Saturday, February 27, 2016

Sadie Hawkins Day and All Male Weddings

On the list of books I'll never write is one about two strange role reversal customs that spread through the country in the fifties and sixties. Alas, I remember them well!

Sadie Hawkins Day was a much anticipated activity each year at my high school. Originally a part of Al Capp's Lil Abner comic strip, this yearly event was based on a character who was so homely, no man would ever select her to be his wife. Realizing the dismal prospects, her father rounded up all the eligible bachelors in Dogpatch and under threat of a shotgun, forced them into a race. The slowest runner would be caught by his Sadie and she would marry her prize.

From the time it was originated in 1937 to the years when I was in school it had evolved into a major social event. Girls invited boys to be their beaus for the one day, unheard of in a society where (proper) girls could NOT ever call boys on the telephone. Ever. Except the week leading up to this momentous day, that is. The inviting came after much discussion between saddle-shoed, poodle skirted girls whispering and giggling in the cafeteria line. Pity the poor boy who was picked by a less than adorable girl. More than that, pity the poor boy who was never picked. Talk about role reversals!

On Sadie Hawkins Day morning, the girls labeled their selections with signs or hats or matching costumes, and made them off limits for all others. The day ended with a dance. Fun for all, right? Looking back, I'm sure the boys dreaded the day. (That thought never occurred to me until now, by the way!)

So the Sadie Hawkins Day boys grew into men and faced yet another dreaded custom. The All Male Wedding Fund Raiser.

Here's a lovely "bride" waiting to walk down the aisle at the school auditorium. What personality type was able to do this all in the name of charity? The former class clown, that's who! Maybe even the one who wore the crown at the Sadie Hawkins Day dance.

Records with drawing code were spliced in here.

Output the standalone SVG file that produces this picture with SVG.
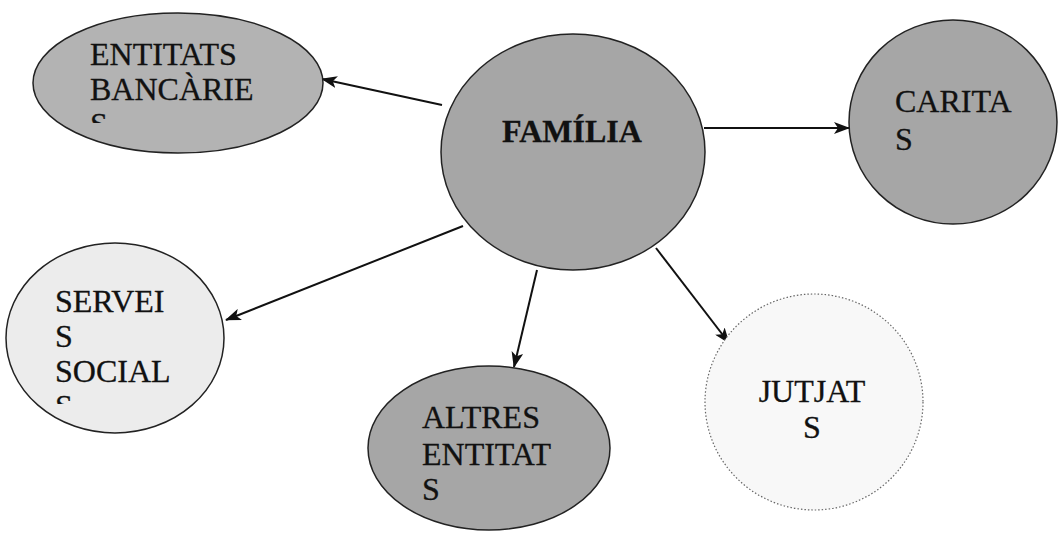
<svg xmlns="http://www.w3.org/2000/svg" width="1058" height="535" viewBox="0 0 1058 535">
<style>
text{font-family:'Liberation Serif','Times New Roman','DejaVu Serif',serif;font-size:32px;fill:#111;stroke:#111;stroke-width:0.3}
.bold{font-weight:bold}
.node{stroke:#222;stroke-width:1.5}
.dark{fill:#a6a6a6}
.mid{fill:#b3b3b3}
.light{fill:#ececec}
.pale{fill:#f8f8f8;stroke:#666;stroke-width:1.2;stroke-dasharray:1.5 2}
.edge{stroke:#111;stroke-width:2;fill:none;marker-end:url(#ah)}
</style>
<defs>
<marker id="ah" viewBox="0 0 16 12" refX="15" refY="6" markerWidth="16" markerHeight="12" markerUnits="userSpaceOnUse" orient="auto">
<path d="M0,0 L16,6 L0,12 L4,6 Z" fill="#111"/>
</marker>
<clipPath id="clipB"><rect x="80" y="105" width="60" height="18"/></clipPath>
<clipPath id="clipS"><rect x="45" y="386" width="60" height="18"/></clipPath>
</defs>
<rect width="1058" height="535" fill="#fff"/>
<g id="connectors">
<line class="edge" x1="442" y1="105" x2="322" y2="79"/>
<line class="edge" x1="704" y1="128" x2="849" y2="128"/>
<line class="edge" x1="463" y1="226" x2="226" y2="320"/>
<line class="edge" x1="537" y1="270" x2="514" y2="367"/>
<line class="edge" x1="656" y1="248" x2="729" y2="343"/>
</g>
<g id="node-entitats-bancaries">
<ellipse class="node mid" cx="178" cy="83" rx="145" ry="70"/>
<text x="90" y="65">ENTITATS</text>
<text x="90" y="100">BANCÀRIE</text>
<text x="90" y="135" clip-path="url(#clipB)">S</text>
</g>
<g id="node-familia">
<ellipse class="node dark" cx="573" cy="152" rx="132" ry="118"/>
<text class="bold" x="572" y="142" text-anchor="middle" font-size="31">FAMÍLIA</text>
</g>
<g id="node-caritas">
<ellipse class="node dark" cx="953" cy="122" rx="104" ry="102"/>
<text x="895" y="112">CARITA</text>
<text x="895" y="150">S</text>
</g>
<g id="node-serveis-socials">
<ellipse class="node light" cx="115" cy="338" rx="109" ry="95"/>
<text x="55" y="312">SERVEI</text>
<text x="55" y="347">S</text>
<text x="55" y="382">SOCIAL</text>
<text x="55" y="417" clip-path="url(#clipS)">S</text>
</g>
<g id="node-altres-entitats">
<ellipse class="node dark" cx="489" cy="448" rx="121" ry="82"/>
<text x="422" y="428">ALTRES</text>
<text x="422" y="465">ENTITAT</text>
<text x="422" y="500">S</text>
</g>
<g id="node-jutjats">
<ellipse class="pale" cx="814" cy="402" rx="109" ry="108"/>
<text x="812" y="402" text-anchor="middle">JUTJAT</text>
<text x="812" y="438" text-anchor="middle">S</text>
</g>
</svg>
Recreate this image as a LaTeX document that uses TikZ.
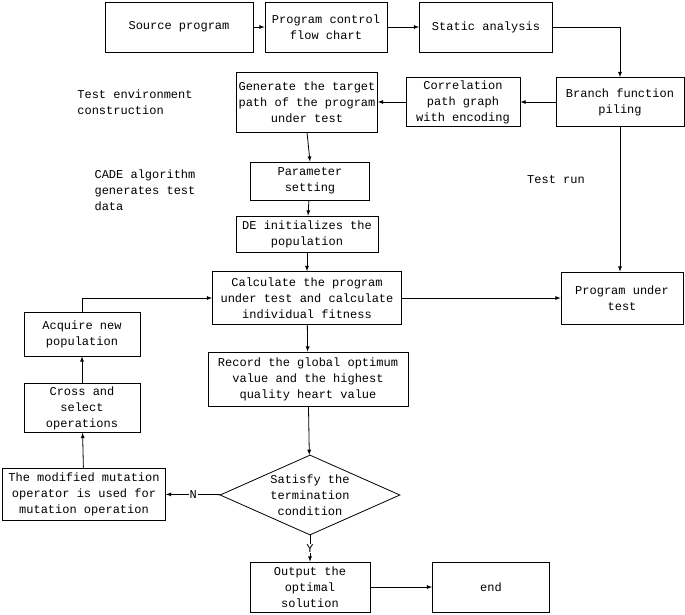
\documentclass[tikz,border=0pt]{standalone}
\usepackage{fontspec}
\setmainfont{Liberation Mono}
\usepackage{tikz}
\usetikzlibrary{arrows}
\usetikzlibrary{shapes.geometric}

\tikzset{box/.style={draw,thick,align=center,inner sep=2pt,font=\fontsize{12}{16}\selectfont},
  lab/.style={align=left,font=\fontsize{12}{16}\selectfont},
  arr/.style={thick,-latex}}

\begin{document}
\begin{tikzpicture}[x=1pt,y=-1pt]
\useasboundingbox (0,0) rectangle (685,614);

\node[box,minimum width=148,minimum height=50] (src) at (179,27) {Source program};
\node[box,minimum width=122,minimum height=50] (flow) at (326,27) {Program control\\flow chart};
\node[box,minimum width=133,minimum height=50] (static) at (486,27) {Static analysis};
\node[box,minimum width=128,minimum height=49] (piling) at (620,102) {Branch function\\piling};
\node[box,minimum width=114,minimum height=49] (corr) at (463,102) {Correlation\\path graph\\with encoding};
\node[box,minimum width=141,minimum height=60] (target) at (307,102) {Generate the target\\path of the program\\under test};
\node[box,minimum width=119,minimum height=38] (param) at (310,181) {Parameter\\setting};
\node[box,minimum width=142,minimum height=36] (init) at (307,234) {DE initializes the\\population};
\node[box,minimum width=189,minimum height=53] (calc) at (307,298) {Calculate the program\\under test and calculate\\individual fitness};
\node[box,minimum width=122,minimum height=52] (put) at (622,298) {Program under\\test};
\node[box,minimum width=200,minimum height=54] (record) at (308,379) {Record the global optimum\\value and the highest\\quality heart value};
\node[box,diamond,aspect=2.25,minimum width=180,minimum height=80,inner sep=0pt] (cond) at (310,495) {Satisfy the\\termination\\condition};
\node[box,minimum width=163,minimum height=52] (mut) at (84,494) {The modified mutation\\operator is used for\\mutation operation};
\node[box,minimum width=116,minimum height=49] (cross) at (82,408) {Cross and\\select\\operations};
\node[box,minimum width=116,minimum height=44] (acq) at (82,334) {Acquire new\\population};
\node[box,minimum width=120,minimum height=50] (out) at (310,587) {Output the\\optimal\\solution};
\node[box,minimum width=117,minimum height=50] (fin) at (491,587) {end};

\node[lab] (env) at (135,102) {Test environment\\construction};
\node[lab] (cade) at (145,190) {CADE algorithm\\generates test\\data};
\node[lab] (run) at (556,180) {Test run};

\draw[arr] (src) -- (flow);
\draw[arr] (flow) -- (static);
\draw[arr] (static.east) -| (piling.north);
\draw[arr] (piling) -- (corr);
\draw[arr] (corr) -- (target);
\draw[arr] (target.south) -- (param.north);
\draw[arr] (param) -- (init);
\draw[arr] (init) -- (calc);
\draw[arr] (piling) -- (piling |- put.north);
\draw[arr] (calc) -- (put);
\draw[arr] (calc) -- (record);
\draw[arr] (record) -- (cond);
\draw[arr] (cond) -- node[fill=white,inner sep=1pt,font=\fontsize{12}{14}\selectfont] {N} (mut);
\draw[arr] (mut) -- (cross);
\draw[arr] (cross) -- (acq);
\draw[arr] (acq.north) |- (calc.west);
\draw[arr] (cond) -- node[fill=white,inner sep=1pt,font=\fontsize{12}{14}\selectfont] {Y} (out);
\draw[arr] (out) -- (fin);

\end{tikzpicture}
\end{document}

Of course the production took a gaggle of class clowns. Who would pay to watch such foolishness? An auditorium full did. 

In this politically corrected society, these customs have faded into a blip on yesterday's radar. Life was simple once upon a time back when no one thought to take issue with either custom. I'm wondering what customs we do now will be looked on with dismay by our future generations!